Guardian Angels, Oh, Protect Me from The Triumph of Time and Truth is the last Handel aria on the disc. The rather turgid, plodding accompaniment from Bickett doesn’t help de Niese as she tries to convey what is one of Handel’s finest arias. Again the breathiness returns here and interestingly in this aria alone does she seem to have almost imperceptible problems with intonation.

The first movement of Pergolesi’s Stabat Mater follows and again de Niese and Scholl entwine their voices to beautiful effect although the performance lacks any sense of light and shade – sung practically at one volume throughout.

It’s a shame that de Niese’s disc ends with JS Bach, as personally these two arias are the least convincing on the disc. I am not sure that her voice suits his music at all. Sich üben im Lieben from the wedding cantata Weichtet nur, betrübte Schatten is marred by the obbligato oboists intonation problems and generally feels laboured rather than loved. Schafe können sicker weiden fares slightly better although she is challenged by the sustained vocal line and therefore remains unconvincing in this specific repertoire.

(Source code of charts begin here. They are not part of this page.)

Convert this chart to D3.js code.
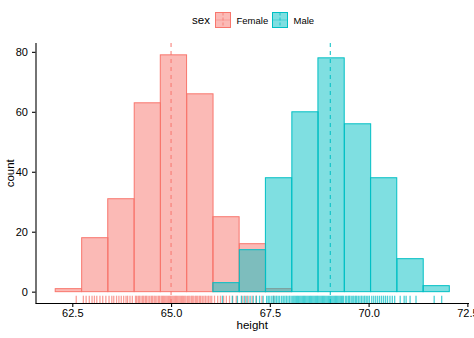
<!DOCTYPE html>
<html>
<head>
<meta charset="utf-8">
<script src="https://cdn.jsdelivr.net/npm/d3@7"></script>
<style>
  html, body { margin: 0; padding: 0; background: #fff; }
  svg { display: block; font-family: "Liberation Sans", Arial, Helvetica, sans-serif; }
</style>
</head>
<body>
<svg id="chart" width="474" height="338"></svg>
<script>
// ---- data ----
const groups = ["Female", "Male"];
const groupColors = ["#F8766D", "#00BFC4"];
const binCenters = [62.40, 63.07, 63.73, 64.40, 65.06, 65.73, 66.39, 67.06, 67.72, 68.39, 69.05, 69.72, 70.38, 71.05, 71.71];
const binWidth = 0.665;
const femaleCounts = [1, 18, 31, 63, 79, 66, 25, 16, 1, 0, 0, 0, 0, 0, 0];
const maleCounts   = [0, 0, 0, 0, 0, 0, 3, 14, 38, 60, 78, 56, 38, 11, 2];
const groupMeans = [65.0, 69.03];
const femaleRug = [62.6,
  62.78, 62.85, 62.93, 63.0, 63.06, 63.12, 63.2, 63.27, 63.35,
  63.43, 63.5, 63.55, 63.62, 63.68, 63.74, 63.8, 63.86, 63.9, 63.96, 64.02,
  64.1, 64.13, 64.17, 64.2, 64.24, 64.28, 64.31, 64.35, 64.38, 64.42, 64.46, 64.5, 64.53, 64.57, 64.6, 64.64, 64.68, 64.71,
  64.75, 64.78, 64.81, 64.84, 64.87, 64.9, 64.93, 64.96, 64.99, 65.02, 65.05, 65.08, 65.11, 65.14, 65.17, 65.2, 65.23, 65.26, 65.29, 65.32, 65.35, 65.38,
  65.42, 65.45, 65.48, 65.52, 65.55, 65.58, 65.62, 65.65, 65.68, 65.72, 65.75, 65.79, 65.83, 65.87, 65.91, 65.95, 65.99, 66.03,
  66.1, 66.18, 66.25, 66.33, 66.4, 66.48, 66.56, 66.65,
  66.8, 66.88, 66.95, 67.05, 67.15, 67.3,
  67.6];
const maleRug = [66.3, 66.55, 66.68,
  66.78, 66.85, 66.92, 67.0, 67.08, 67.16, 67.24, 67.33,
  67.42, 67.46, 67.5, 67.55, 67.59, 67.63, 67.67, 67.71, 67.75, 67.8, 67.84, 67.88, 67.92, 67.96, 68.0, 68.04,
  68.08, 68.11, 68.14, 68.17, 68.2, 68.23, 68.26, 68.29, 68.32, 68.35, 68.38, 68.41, 68.44, 68.47, 68.5, 68.53, 68.56, 68.59, 68.62, 68.65, 68.68, 68.71,
  68.74, 68.77, 68.8, 68.83, 68.86, 68.89, 68.92, 68.95, 68.98, 69.01, 69.04, 69.07, 69.1, 69.13, 69.16, 69.19, 69.22, 69.25, 69.28, 69.31, 69.34, 69.37,
  69.42, 69.45, 69.49, 69.52, 69.56, 69.6, 69.63, 69.67, 69.7, 69.74, 69.78, 69.82, 69.86, 69.9, 69.94, 69.98, 70.02,
  70.08, 70.13, 70.18, 70.23, 70.28, 70.33, 70.38, 70.43, 70.48, 70.54, 70.6, 70.66,
  70.8, 70.9, 70.95, 71.05, 71.2,
  71.66, 71.85];
const xTicks = [62.5, 65.0, 67.5, 70.0, 72.5];
const yTicks = [0, 20, 40, 60, 80];
const xTitle = "height";
const yTitle = "count";
const legendTitle = "sex";

// ---- layout ----
const svg = d3.select("#chart");
const panel = { left: 35.5, right: 469, top: 43, bottom: 303.5 };

const xMin = binCenters[0] - binWidth / 2;
const xMax = binCenters[binCenters.length - 1] + binWidth / 2;
const xPad = (xMax - xMin) * 0.05;
const x = d3.scaleLinear().domain([xMin - xPad, xMax + xPad]).range([panel.left, panel.right]);

const yMaxVal = d3.max(femaleCounts.concat(maleCounts));
const yPad = yMaxVal * 0.05;
const y = d3.scaleLinear().domain([-yPad, yMaxVal + yPad]).range([panel.bottom, panel.top]);

const countsByGroup = [femaleCounts, maleCounts];
const rugByGroup = [femaleRug, maleRug];

// bars (Female first, then Male on top)
groups.forEach((g, gi) => {
  const data = binCenters.map((c, i) => ({ c, n: countsByGroup[gi][i] }));
  svg.append("g").selectAll("rect").data(data).join("rect")
    .attr("x", d => x(d.c - binWidth / 2))
    .attr("width", d => x(d.c + binWidth / 2) - x(d.c - binWidth / 2))
    .attr("y", d => y(d.n))
    .attr("height", d => y(0) - y(d.n))
    .attr("fill", groupColors[gi])
    .attr("fill-opacity", 0.5)
    .attr("stroke", groupColors[gi])
    .attr("stroke-width", 1);
});

// rug
const rugLen = (panel.bottom - panel.top) * 0.03;
groups.forEach((g, gi) => {
  svg.append("g").selectAll("line").data(rugByGroup[gi]).join("line")
    .attr("x1", d => x(d)).attr("x2", d => x(d))
    .attr("y1", panel.bottom).attr("y2", panel.bottom - rugLen)
    .attr("stroke", groupColors[gi])
    .attr("stroke-opacity", 0.7)
    .attr("stroke-width", 1.3);
});

// mean lines
svg.append("g").selectAll("line").data(groupMeans).join("line")
  .attr("x1", d => x(d)).attr("x2", d => x(d))
  .attr("y1", panel.top).attr("y2", panel.bottom)
  .attr("stroke", (d, i) => groupColors[i])
  .attr("stroke-width", 1)
  .attr("stroke-dasharray", "4,4");

// axes
const xAxis = d3.axisBottom(x).tickValues(xTicks).tickFormat(d3.format(".1f")).tickSize(3.5).tickSizeOuter(0);
const gx = svg.append("g").attr("transform", `translate(0,${panel.bottom})`).call(xAxis);
gx.select(".domain").attr("d", `M${panel.left},0H${panel.right}`).attr("stroke", "#000").attr("stroke-width", 1.1);
gx.selectAll(".tick line").attr("stroke", "#000").attr("stroke-width", 1.1);
gx.selectAll(".tick text").attr("fill", "#000").attr("font-size", 11).attr("y", 5.5)
  .attr("font-family", "Liberation Sans, Arial, sans-serif");

const yAxis = d3.axisLeft(y).tickValues(yTicks).tickSize(3.5).tickSizeOuter(0);
const gy = svg.append("g").attr("transform", `translate(${panel.left},0)`).call(yAxis);
gy.select(".domain").attr("d", `M0.5,${panel.top}V${panel.bottom}`).attr("stroke", "#000").attr("stroke-width", 1.1);
gy.selectAll(".tick line").attr("stroke", "#000").attr("stroke-width", 1.1);
gy.selectAll(".tick text").attr("fill", "#000").attr("font-size", 11).attr("dx", "-0.1em")
  .attr("font-family", "Liberation Sans, Arial, sans-serif");

// axis titles
svg.append("text").attr("x", (panel.left + panel.right) / 2).attr("y", 329)
  .attr("text-anchor", "middle").attr("font-size", 11.5).text(xTitle);
svg.append("text").attr("transform", `translate(14,${(panel.top + panel.bottom) / 2}) rotate(-90)`)
  .attr("text-anchor", "middle").attr("font-size", 11.5).text(yTitle);

// legend
const lg = svg.append("g");
lg.append("text").attr("x", 192).attr("y", 23.5).attr("font-size", 11.5).text(legendTitle);
const keyX = [215.5, 272.5];
const labX = [236.5, 293.5];
groups.forEach((g, gi) => {
  const kx = keyX[gi], ky = 12.5, ks = 15;
  lg.append("rect").attr("x", kx).attr("y", ky).attr("width", ks).attr("height", ks)
    .attr("fill", groupColors[gi]).attr("fill-opacity", 0.5)
    .attr("stroke", groupColors[gi]).attr("stroke-width", 1);
  lg.append("line").attr("x1", kx + ks / 2).attr("x2", kx + ks / 2).attr("y1", ky).attr("y2", ky + ks)
    .attr("stroke", groupColors[gi]).attr("stroke-width", 0.8).attr("stroke-dasharray", "3,2");
  lg.append("line").attr("x1", kx).attr("x2", kx + ks).attr("y1", ky + ks / 2).attr("y2", ky + ks / 2)
    .attr("stroke", groupColors[gi]).attr("stroke-opacity", 0.5).attr("stroke-width", 0.8);
  lg.append("text").attr("x", labX[gi]).attr("y", 23.5).attr("font-size", 9.5).text(g);
});
</script>
</body>
</html>
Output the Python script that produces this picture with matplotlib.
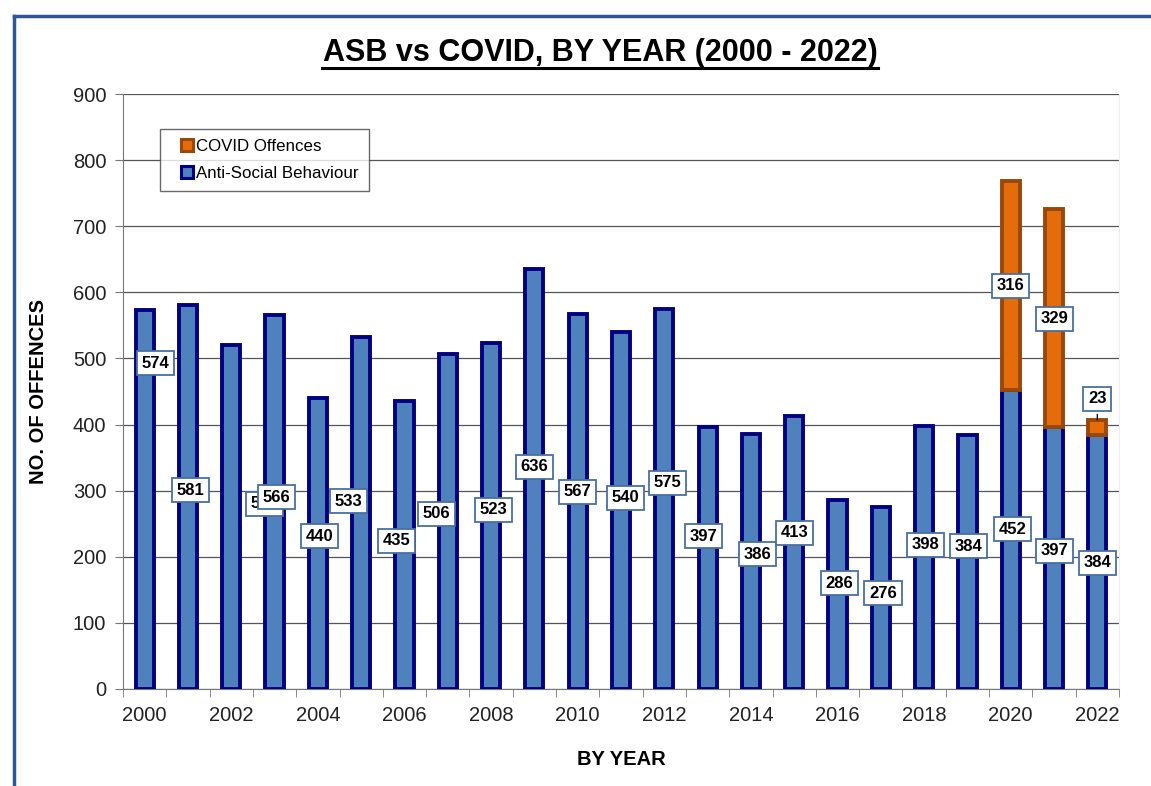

Ultimately however De Niese’s breath control – which I believe can only be blamed in part on the close recording – somewhat marrs what is a good, if not compelling, recital disc. Throughout de Niese is ably, if somewhat unimaginatively supported by The English Concert conducted by Harry Bickett.

However it is worth it for de Niese’s and Scholl’s magical performance of Pur ti miro alone.